By Aaron Drake
The motivation to achieve your New Year's resolution this year comes in the form of a familiar face you can't help but love. Frontiers contributor Michelle McCarthy sits down with the legendary, over-the-top fitness guru and current cover man Richard Simmons to discuss dolphin shorts, food cravings and Howard Stern.
Richard Simmons is a paradox. A flamboyant, ball-of-energy jokester who can burst into tears at the drop of a hat. A supreme motivator who has changed the lives of countless people but feels uncomfortable receiving a simple compliment. A workaholic who fosters self-esteem in others but makes self-deprecating jokes and refers to himself as the clown court jester. Someone who takes the time to get to know everyone around him but doesn’t divulge anything about his personal life.
A victim of bullying throughout his childhood (he weighed 238 pounds in high school), Richard opened up his fitness studio, Slimmons, 38 years ago. It has served as a safe, incredibly positive environment where people of all ages and athletic levels are welcomed with open arms—literally—to let go and get fit. He’s made terms such as “Deal-a-Meal” and “Sweatin’ to the Oldies” part of our pop culture lexicon. But Richard’s legacy will be as a patron saint to society’s outcasts who have been ostracized for being different.
As he likes to say, everyone has a Richard Simmons story. Here’s his.

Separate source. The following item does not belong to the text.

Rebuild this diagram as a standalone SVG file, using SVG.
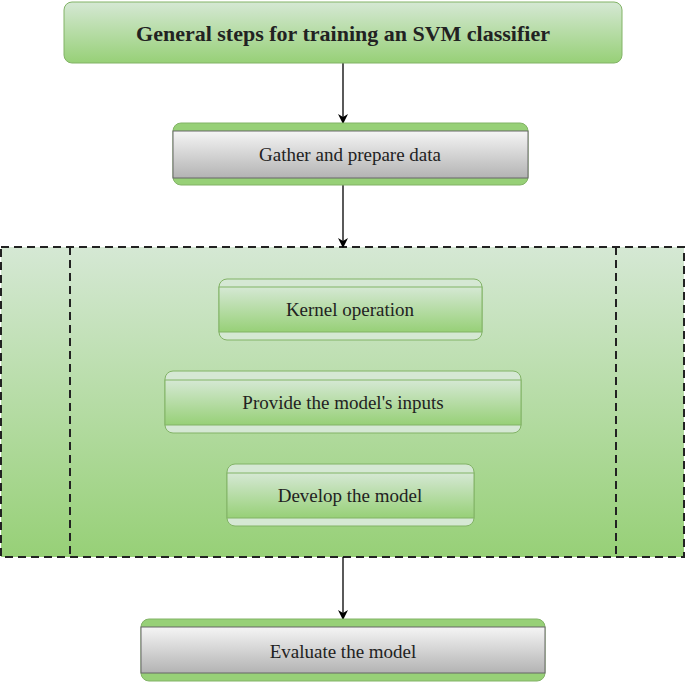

It’s 6:30 on a Tuesday evening in Beverly Hills. Richard Simmons has just arrived at Slimmons to teach the “Sweat” class. As he enters the room, he greets everyone he passes—first-timers and decades-long members—with a kiss on the cheek. When Richard approaches me, I tell him I interviewed him the previous night over the phone. Before I can even finish my sentence, he embraces me in one of the tightest and longest bear hugs I’ve ever experienced. When he lets me go, he is crying. His tears didn’t catch me completely by surprise, given our conversation the night before.
What was your childhood like?
I was born to thin parents in New Orleans, Louisiana. I had a thin brother. Everything we eat in New Orleans is fried. When you die in New Orleans, they actually deep-fry you—either regular or spicy. I had this relationship with fried oysters, fried shrimp and po’ boys. I was born with very bad, flat feet and had to wear special shoes that my parents could hardly afford. Maybe food was my outlet for when people made fun of me because I wasn’t Mr. Macho or because I broke out in show tunes. Because of my legs, I waddled, so my name in school was Penguinette. I had a few friends, mostly girls. I went to an all-boys, Catholic, jock high school. That wasn’t the easiest, either. I kept eating.
Did your sense of humor help you get through the hard times?
Well, either you use your humor as a shield and make fun of yourself, or they beat you up. This one kid would come with a baseball bat and hit me in the back of my head. I’m a very insecure and emotional person. Whether people are laughing with me or at me is not really the point. Now I have a family in no matter what city I go to. People are wonderful to me [crying] and treat me like family. I write these people. I get up at 4 o’clock in the morning. I have lots of Facebook, Twitter, email messages, and a lot of them are: “Dear Richard, I’m 300 pounds. I’m diabetic and had a toe cut off. My husband thinks I’m too fat and we haven’t had sex in 10 years. And my kids make fun of me.” So it is my job to make that woman or man feel like a million bucks and a butterfly that can spread his or her wings. When I go to catch a plane for a personal appearance, it takes me a while to get to my gate because everybody wants to talk to me. I love it. It’s like hummingbird water to me. They’ll go, “My mother loves you. Could you call her?” And I do.